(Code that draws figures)

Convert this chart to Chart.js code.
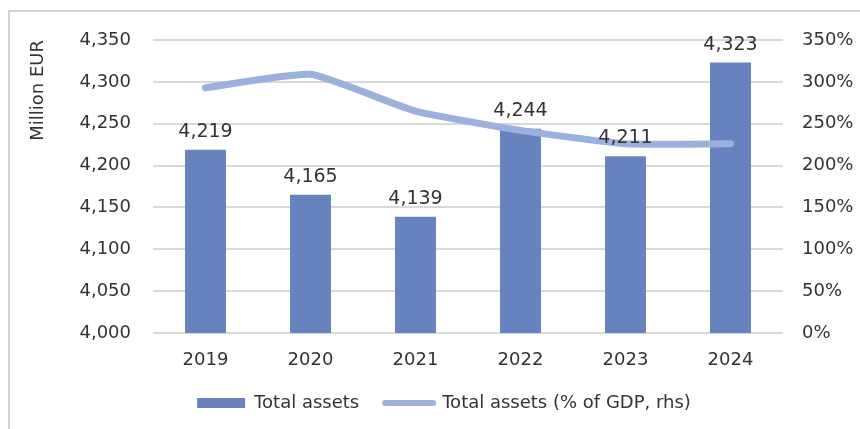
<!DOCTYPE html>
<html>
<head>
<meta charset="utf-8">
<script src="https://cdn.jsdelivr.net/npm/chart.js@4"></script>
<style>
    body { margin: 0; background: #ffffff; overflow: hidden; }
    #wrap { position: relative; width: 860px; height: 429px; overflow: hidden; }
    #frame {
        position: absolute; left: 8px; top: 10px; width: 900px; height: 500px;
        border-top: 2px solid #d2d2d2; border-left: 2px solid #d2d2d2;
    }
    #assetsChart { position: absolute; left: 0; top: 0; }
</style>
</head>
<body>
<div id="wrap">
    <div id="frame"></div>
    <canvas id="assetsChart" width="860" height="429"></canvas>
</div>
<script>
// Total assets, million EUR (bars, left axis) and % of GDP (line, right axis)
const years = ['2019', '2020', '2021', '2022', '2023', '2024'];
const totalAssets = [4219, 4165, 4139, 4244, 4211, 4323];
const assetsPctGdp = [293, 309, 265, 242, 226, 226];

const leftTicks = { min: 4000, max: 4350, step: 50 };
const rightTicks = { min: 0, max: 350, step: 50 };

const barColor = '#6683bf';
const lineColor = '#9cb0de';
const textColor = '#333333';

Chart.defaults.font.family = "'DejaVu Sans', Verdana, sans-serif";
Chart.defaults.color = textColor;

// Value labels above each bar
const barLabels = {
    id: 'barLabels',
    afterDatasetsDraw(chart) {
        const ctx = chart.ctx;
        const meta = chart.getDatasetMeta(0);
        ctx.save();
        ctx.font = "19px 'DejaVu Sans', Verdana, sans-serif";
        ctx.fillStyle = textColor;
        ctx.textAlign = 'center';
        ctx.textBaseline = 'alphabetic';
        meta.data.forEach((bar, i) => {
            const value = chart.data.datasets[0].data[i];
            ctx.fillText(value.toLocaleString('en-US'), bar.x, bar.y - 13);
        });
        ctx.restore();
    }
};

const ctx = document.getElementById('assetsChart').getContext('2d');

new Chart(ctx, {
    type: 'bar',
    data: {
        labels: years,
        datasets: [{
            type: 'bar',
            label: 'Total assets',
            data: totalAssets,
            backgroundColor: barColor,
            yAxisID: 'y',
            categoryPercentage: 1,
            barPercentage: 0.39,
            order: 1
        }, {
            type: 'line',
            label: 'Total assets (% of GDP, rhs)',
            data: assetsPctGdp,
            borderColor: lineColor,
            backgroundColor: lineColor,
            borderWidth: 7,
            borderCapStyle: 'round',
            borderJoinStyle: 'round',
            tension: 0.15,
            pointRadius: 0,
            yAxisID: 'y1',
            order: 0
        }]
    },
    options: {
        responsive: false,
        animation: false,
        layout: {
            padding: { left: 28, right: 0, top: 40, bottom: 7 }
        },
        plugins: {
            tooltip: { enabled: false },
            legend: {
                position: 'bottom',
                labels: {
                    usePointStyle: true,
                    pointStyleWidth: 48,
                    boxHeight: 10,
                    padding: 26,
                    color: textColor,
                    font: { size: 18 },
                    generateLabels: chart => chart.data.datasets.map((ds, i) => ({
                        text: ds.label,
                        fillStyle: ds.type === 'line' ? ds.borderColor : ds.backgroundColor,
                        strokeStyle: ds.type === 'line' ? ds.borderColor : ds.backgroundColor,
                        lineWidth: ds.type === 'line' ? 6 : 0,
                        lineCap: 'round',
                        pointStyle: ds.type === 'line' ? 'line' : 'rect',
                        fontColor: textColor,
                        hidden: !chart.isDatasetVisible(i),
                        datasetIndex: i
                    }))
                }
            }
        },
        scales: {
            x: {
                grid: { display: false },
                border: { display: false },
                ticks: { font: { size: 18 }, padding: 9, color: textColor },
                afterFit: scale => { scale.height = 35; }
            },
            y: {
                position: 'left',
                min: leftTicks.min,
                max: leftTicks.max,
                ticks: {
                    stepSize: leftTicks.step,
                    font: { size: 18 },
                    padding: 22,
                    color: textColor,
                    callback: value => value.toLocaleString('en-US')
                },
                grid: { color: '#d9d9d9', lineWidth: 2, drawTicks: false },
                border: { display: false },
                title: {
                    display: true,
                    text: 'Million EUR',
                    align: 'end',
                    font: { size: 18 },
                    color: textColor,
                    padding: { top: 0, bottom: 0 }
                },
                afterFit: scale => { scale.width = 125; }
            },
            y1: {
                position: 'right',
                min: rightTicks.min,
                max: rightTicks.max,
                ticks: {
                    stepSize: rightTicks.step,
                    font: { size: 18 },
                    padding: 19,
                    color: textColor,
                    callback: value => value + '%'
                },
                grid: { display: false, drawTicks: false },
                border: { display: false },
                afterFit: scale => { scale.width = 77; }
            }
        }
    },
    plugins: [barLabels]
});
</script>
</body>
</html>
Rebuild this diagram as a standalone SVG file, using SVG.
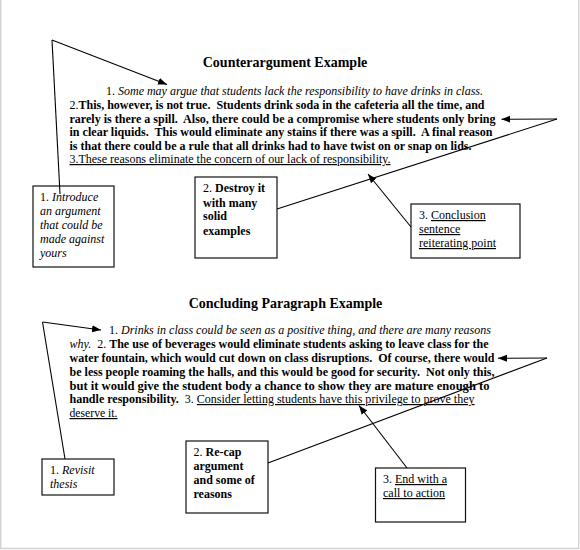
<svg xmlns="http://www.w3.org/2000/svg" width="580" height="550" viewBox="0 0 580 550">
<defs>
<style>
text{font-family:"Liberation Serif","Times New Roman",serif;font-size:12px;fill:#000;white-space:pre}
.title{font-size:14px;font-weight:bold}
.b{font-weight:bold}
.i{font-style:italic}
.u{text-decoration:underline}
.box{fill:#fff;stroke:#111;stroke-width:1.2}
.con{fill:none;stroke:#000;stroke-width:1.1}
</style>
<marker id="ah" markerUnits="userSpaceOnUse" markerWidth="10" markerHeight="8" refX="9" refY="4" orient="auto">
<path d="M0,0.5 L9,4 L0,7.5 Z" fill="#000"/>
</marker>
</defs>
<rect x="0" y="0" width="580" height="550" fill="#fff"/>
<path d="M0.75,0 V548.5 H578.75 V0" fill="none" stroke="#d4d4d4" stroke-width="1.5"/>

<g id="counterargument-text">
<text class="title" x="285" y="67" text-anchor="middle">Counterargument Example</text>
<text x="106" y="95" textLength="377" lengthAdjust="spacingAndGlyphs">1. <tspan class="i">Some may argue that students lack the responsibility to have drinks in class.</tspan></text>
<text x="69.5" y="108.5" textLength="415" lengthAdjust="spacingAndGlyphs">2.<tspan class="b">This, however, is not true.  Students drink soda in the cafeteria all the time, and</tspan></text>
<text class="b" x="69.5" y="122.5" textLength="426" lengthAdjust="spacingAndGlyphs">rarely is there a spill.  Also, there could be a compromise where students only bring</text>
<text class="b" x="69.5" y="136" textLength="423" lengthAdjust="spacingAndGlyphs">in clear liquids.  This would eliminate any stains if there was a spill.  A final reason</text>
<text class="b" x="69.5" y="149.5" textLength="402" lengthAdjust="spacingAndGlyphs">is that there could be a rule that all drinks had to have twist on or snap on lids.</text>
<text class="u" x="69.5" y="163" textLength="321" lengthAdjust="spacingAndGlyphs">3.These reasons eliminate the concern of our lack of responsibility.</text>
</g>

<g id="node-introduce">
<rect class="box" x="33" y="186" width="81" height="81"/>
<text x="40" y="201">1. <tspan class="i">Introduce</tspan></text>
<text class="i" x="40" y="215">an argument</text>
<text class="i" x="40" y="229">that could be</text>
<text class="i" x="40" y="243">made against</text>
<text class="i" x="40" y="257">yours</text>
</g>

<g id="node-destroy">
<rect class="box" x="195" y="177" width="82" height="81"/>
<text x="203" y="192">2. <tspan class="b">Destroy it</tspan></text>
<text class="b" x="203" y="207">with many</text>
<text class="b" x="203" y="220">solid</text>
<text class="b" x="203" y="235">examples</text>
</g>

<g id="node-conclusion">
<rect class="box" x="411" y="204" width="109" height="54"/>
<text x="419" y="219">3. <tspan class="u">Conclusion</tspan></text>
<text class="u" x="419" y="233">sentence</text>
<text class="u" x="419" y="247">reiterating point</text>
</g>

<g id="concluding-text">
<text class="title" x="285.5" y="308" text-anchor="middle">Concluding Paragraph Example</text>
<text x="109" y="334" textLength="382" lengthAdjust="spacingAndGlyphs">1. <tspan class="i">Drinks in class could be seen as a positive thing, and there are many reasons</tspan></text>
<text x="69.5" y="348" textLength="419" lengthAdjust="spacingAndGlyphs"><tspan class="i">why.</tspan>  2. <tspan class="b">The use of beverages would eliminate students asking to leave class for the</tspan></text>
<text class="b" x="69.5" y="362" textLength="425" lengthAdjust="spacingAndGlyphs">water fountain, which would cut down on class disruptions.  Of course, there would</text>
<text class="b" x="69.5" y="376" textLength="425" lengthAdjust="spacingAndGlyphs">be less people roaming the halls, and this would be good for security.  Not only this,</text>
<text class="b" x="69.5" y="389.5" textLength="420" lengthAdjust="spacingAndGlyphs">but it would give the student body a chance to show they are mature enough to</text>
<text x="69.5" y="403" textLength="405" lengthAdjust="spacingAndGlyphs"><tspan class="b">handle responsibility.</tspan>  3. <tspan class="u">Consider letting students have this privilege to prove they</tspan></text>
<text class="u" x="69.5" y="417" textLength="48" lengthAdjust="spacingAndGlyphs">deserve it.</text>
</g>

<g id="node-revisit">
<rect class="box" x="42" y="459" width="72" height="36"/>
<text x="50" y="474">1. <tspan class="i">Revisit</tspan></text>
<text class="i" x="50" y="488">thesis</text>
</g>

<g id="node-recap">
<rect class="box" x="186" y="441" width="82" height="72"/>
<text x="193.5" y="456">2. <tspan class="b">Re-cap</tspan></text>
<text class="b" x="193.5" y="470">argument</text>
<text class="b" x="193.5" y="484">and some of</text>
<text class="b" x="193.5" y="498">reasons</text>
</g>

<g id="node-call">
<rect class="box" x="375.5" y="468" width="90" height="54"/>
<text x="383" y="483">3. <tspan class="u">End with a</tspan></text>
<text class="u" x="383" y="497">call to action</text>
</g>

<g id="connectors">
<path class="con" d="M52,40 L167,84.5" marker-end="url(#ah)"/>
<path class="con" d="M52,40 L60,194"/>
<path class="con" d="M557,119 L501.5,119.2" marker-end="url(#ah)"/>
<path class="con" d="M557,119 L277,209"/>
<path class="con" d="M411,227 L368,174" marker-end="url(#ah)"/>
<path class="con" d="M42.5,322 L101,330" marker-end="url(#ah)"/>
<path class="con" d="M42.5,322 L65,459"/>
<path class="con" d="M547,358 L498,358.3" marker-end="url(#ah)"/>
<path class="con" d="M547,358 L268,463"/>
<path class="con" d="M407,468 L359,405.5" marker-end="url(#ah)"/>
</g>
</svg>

Objective:
Pictures do not belong in the copy. Repeat only the lines from the top of the records through the line containing "Chart.defaults.color = textColor;".

Complete answer:
Convert this chart to Chart.js code.
<!DOCTYPE html>
<html>
<head>
<meta charset="utf-8">
<script src="https://cdn.jsdelivr.net/npm/chart.js@4"></script>
<style>
    body { margin: 0; background: #ffffff; overflow: hidden; }
    #wrap { position: relative; width: 860px; height: 429px; overflow: hidden; }
    #frame {
        position: absolute; left: 8px; top: 10px; width: 900px; height: 500px;
        border-top: 2px solid #d2d2d2; border-left: 2px solid #d2d2d2;
    }
    #assetsChart { position: absolute; left: 0; top: 0; }
</style>
</head>
<body>
<div id="wrap">
    <div id="frame"></div>
    <canvas id="assetsChart" width="860" height="429"></canvas>
</div>
<script>
// Total assets, million EUR (bars, left axis) and % of GDP (line, right axis)
const years = ['2019', '2020', '2021', '2022', '2023', '2024'];
const totalAssets = [4219, 4165, 4139, 4244, 4211, 4323];
const assetsPctGdp = [293, 309, 265, 242, 226, 226];

const leftTicks = { min: 4000, max: 4350, step: 50 };
const rightTicks = { min: 0, max: 350, step: 50 };

const barColor = '#6683bf';
const lineColor = '#9cb0de';
const textColor = '#333333';

Chart.defaults.font.family = "'DejaVu Sans', Verdana, sans-serif";
Chart.defaults.color = textColor;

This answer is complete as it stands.